The phone image came from a regular correspond­ent — PG, of Co Louth — a person who cares about the countrysid­e and the creatures that inhabit it. He took the young buzzard to his house to examine the damage. The bird was weak and died before it could be taken to a vet. It may have been lying in the field for a couple of days.

The question is who would have shot at an immature bird (the species has been increasing in numbers in the Boyne Valley area) and left it lying for dead?

Buzzards may be listed as birds of prey but they cause no distress to any creatures except to small mammals such as rats and voles, which they eat, and have spotted from overhead. Essentiall­y they feed on carrion.

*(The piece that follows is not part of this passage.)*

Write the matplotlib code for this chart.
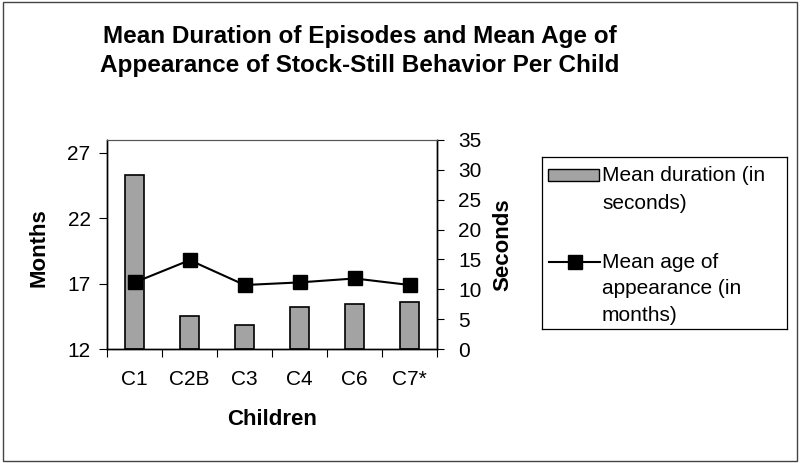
import matplotlib
matplotlib.use('Agg')
import matplotlib.pyplot as plt
from matplotlib.patches import Rectangle

plt.rcParams['font.family'] = ['Liberation Sans', 'DejaVu Sans']

children = ['C1', 'C2B', 'C3', 'C4', 'C6', 'C7*']
duration_sec = [29.1, 5.6, 4.1, 7.1, 7.5, 7.8]
age_months = [17.1, 18.8, 16.9, 17.1, 17.4, 16.9]

month_ticks = [12, 17, 22, 27]
second_ticks = [0, 5, 10, 15, 20, 25, 30, 35]

bar_color = '#a3a3a3'

fig = plt.figure(figsize=(8, 4.63), dpi=100)

# outer frame of the whole chart
fig.patches.append(Rectangle((0.004, 0.004), 0.992, 0.992, transform=fig.transFigure,
                             fill=False, edgecolor='#444444', linewidth=1.0))

ax = fig.add_axes([0.134, 0.246, 0.4125, 0.452])
ax2 = ax.twinx()

x = list(range(len(children)))
ax2.bar(x, duration_sec, width=0.35, color=bar_color, edgecolor='black', linewidth=1.2)
ax.plot(x, age_months, color='black', linewidth=1.5, marker='s', markersize=10)

# line above the bars
ax.set_zorder(ax2.get_zorder() + 1)
ax.patch.set_visible(False)

ax.set_xlim(-0.5, len(children) - 0.5)
ax.set_ylim(12, 28)
ax2.set_ylim(0, 35)

ax.set_yticks(month_ticks)
ax2.set_yticks(second_ticks)
ax.set_xticks(x)
ax.set_xticklabels(children)
ax.set_xticks([i - 0.5 for i in range(len(children) + 1)], minor=True)

ax.tick_params(axis='x', which='major', length=0, pad=15, labelsize=15)
ax.tick_params(axis='x', which='minor', length=6, direction='out', width=0.8)
ax.tick_params(axis='y', length=6, width=0.8, pad=6, labelsize=15)
ax2.tick_params(axis='y', length=5, width=0.8, pad=10, labelsize=15)

for a in (ax, ax2):
    for side in ('left', 'right', 'bottom'):
        a.spines[side].set_color('black')
        a.spines[side].set_linewidth(1.0)
    a.spines['top'].set_color('#555555')

ax.set_xlabel('Children', fontsize=16, fontweight='bold', va='center')
ax.xaxis.set_label_coords(0.5, -0.335)
ax.set_ylabel('Months', fontsize=16, fontweight='bold', va='center', ha='center')
ax.yaxis.set_label_coords(-0.206, 0.483)
ax2.set_ylabel('Seconds', fontsize=16, fontweight='bold', va='center', ha='center', rotation=90)
ax2.yaxis.set_label_coords(1.2, 0.5)

fig.text(0.45, 0.89, 'Mean Duration of Episodes and Mean Age of\nAppearance of Stock-Still Behavior Per Child',
         ha='center', va='center', fontsize=17.5, fontweight='bold', linespacing=1.3)

# legend box, drawn in pixel-like units from its top-left corner
leg = fig.add_axes([0.6775, 0.2894, 0.30625, 0.3715])
leg.set_xlim(0, 245)
leg.set_ylim(172, 0)
leg.set_xticks([])
leg.set_yticks([])
for s in leg.spines.values():
    s.set_linewidth(0.9)
    s.set_color('black')
leg.add_patch(Rectangle((6, 12), 51, 12, facecolor=bar_color, edgecolor='black', linewidth=1.0))
leg.plot([7, 58], [105, 105], color='black', linewidth=1.5)
leg.plot([32.5], [105], marker='s', markersize=10, color='black')

for y, t in [(18, 'Mean duration (in'), (46, 'seconds)'),
             (105, 'Mean age of'), (131, 'appearance (in'), (158, 'months)')]:
    leg.text(60, y, t, ha='left', va='center', fontsize=15)

fig.savefig('out.png', dpi=100)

The US Nobel Laureate William Faulkner had considerab­le admiration for buzzards, a bird not envied or hated by anyone, he said.

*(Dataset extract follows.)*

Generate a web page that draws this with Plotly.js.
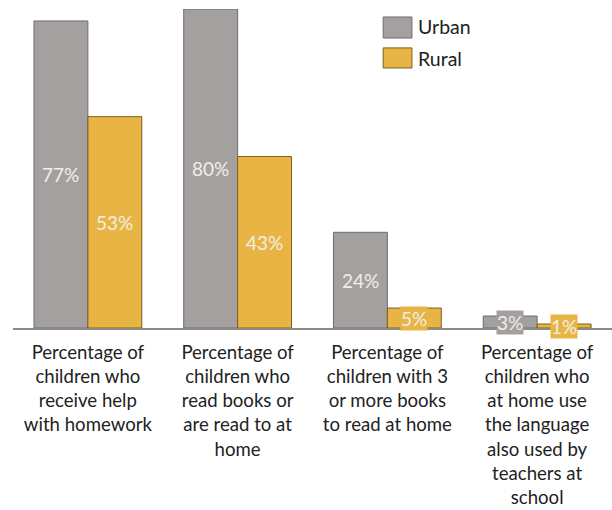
<!DOCTYPE html>
<html>
<head>
<meta charset="utf-8">
<script src="https://cdn.plot.ly/plotly-3.0.1.min.js"></script>
<style>html,body{margin:0;padding:0;background:#fff;}#chart{width:612px;height:510px;}</style>
</head>
<body>
<div id="chart"></div>
<script>
const categories = [
  "Percentage of<br>children who<br>receive help<br>with homework",
  "Percentage of<br>children who<br>read books or<br>are read to at<br>home",
  "Percentage of<br>children with 3<br>or more books<br>to read at home",
  "Percentage of<br>children who<br>at home use<br>the language<br>also used by<br>teachers at<br>school"
];
const seriesNames = ["Urban", "Rural"];
const urbanValues = [77, 80, 24, 3];
const ruralValues = [53, 43, 5, 1];

const fills = ["#a5a0a0", "#e8b544"];
const borders = ["#6f6b6b", "#7d5e1c"];
const FONT = "Lato, 'Open Sans', sans-serif";

const allValues = [urbanValues, ruralValues];
const traces = allValues.map((vals, i) => ({
  type: "bar",
  name: seriesNames[i],
  x: categories,
  y: vals,
  marker: {color: fills[i], line: {color: borders[i], width: 1}},
  hoverinfo: "none",
  cliponaxis: false,
  showlegend: false
}));

const annotations = [];
allValues.forEach((vals, i) => {
  vals.forEach((v, j) => {
    annotations.push({
      x: categories[j], y: v / 2, xref: "x", yref: "y",
      xshift: i === 0 ? -27 : 27,
      text: v + "%", showarrow: false,
      font: {family: FONT, size: 19, color: "#f1eee8"},
      bgcolor: fills[i], borderpad: 0
    });
  });
});
// legend
const legendY = [[0.975, 0.909, 0.944], [0.878, 0.815, 0.846]];
const shapes = [];
seriesNames.forEach((n, i) => {
  shapes.push({type: "rect", xref: "paper", yref: "paper", x0: 0.618, x1: 0.666,
    y0: legendY[i][1], y1: legendY[i][0], fillcolor: fills[i], line: {color: borders[i], width: 1}});
  annotations.push({xref: "paper", yref: "paper", x: 0.673, y: legendY[i][2],
    xanchor: "left", yanchor: "middle", text: n, showarrow: false,
    font: {family: FONT, size: 19.5, color: "#222"}});
});

const layout = {
  width: 612, height: 510,
  margin: {l: 13, r: 0, t: 9, b: 182},
  paper_bgcolor: "#fff", plot_bgcolor: "#fff",
  barmode: "group", bargap: 0.28, bargroupgap: 0,
  showlegend: false,
  xaxis: {type: "category", range: [-0.5, 3.5], showline: true, linecolor: "#8a8a8a", linewidth: 1.5,
    ticks: "", showgrid: false, zeroline: false, fixedrange: true, ticklabelstandoff: 7,
    tickfont: {family: FONT, size: 18.6, color: "#222"}, tickangle: 0},
  yaxis: {range: [0, 80], visible: false, showgrid: false, zeroline: false, fixedrange: true},
  annotations: annotations,
  shapes: shapes,
  font: {family: FONT}
};
Plotly.newPlot("chart", traces, layout, {displayModeBar: false, staticPlot: true});
</script>
</body>
</html>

He told an interviewe­r in the Paris Review in the 1950s: “You know that if I were reincarnat­ed I’d want to come back as a buzzard. Nothing hates him or envies him or wants him or needs him. He is never bothered or in danger and he can eat anything.”

As far as I am aware, Faulkner never visited here though he enjoyed Irish music and folk songs, perhaps indicative of Ulster ancestry. One wonders what he would have thought of buzzards being shot in Ireland.

Then, this incident could have been a matter of identity; the shooter could have mistaken it for a carrion crow.

Members of gun clubs are sensitive about pheasant welfare. Some are occasional­ly blamed for shooting at anything overhead while they are out and about checking their ‘territory’.

I was once, many years ago, a member of a gun club. As I kept some poultry I could also have pheasant eggs hatch out under broody bantam ‘mothers’. The membership was generally colourful, to say the least. At times there appeared to be considerab­le gaps in birdlore knowledge.

I recall the club secretary once having to patiently explain why hen birds were not shot — they laid eggs which hatched into chicks which eventually became adult pheasants adding to the club’s stock!

There is a perception that buzzards take young pheasants, my correspond­ent pointed out. Not so. As he frustratin­gly asked: “Why can’t some people in this country leave birds of prey alone?”

“There’s a dead bird in your chimney,” says a character in John McGahern’s play for radio, Sinclair (not about bird shooting but rather thieving wood with a chainsaw).

There are dead birds in the collective memory chimneys of some country folk when it comes to blasting feathered lives out of the skies. The poor dead adolescent buzzard didn’t bother any person or creature and became an unlucky pot-shot for a bored human with a shotgun walking through a field.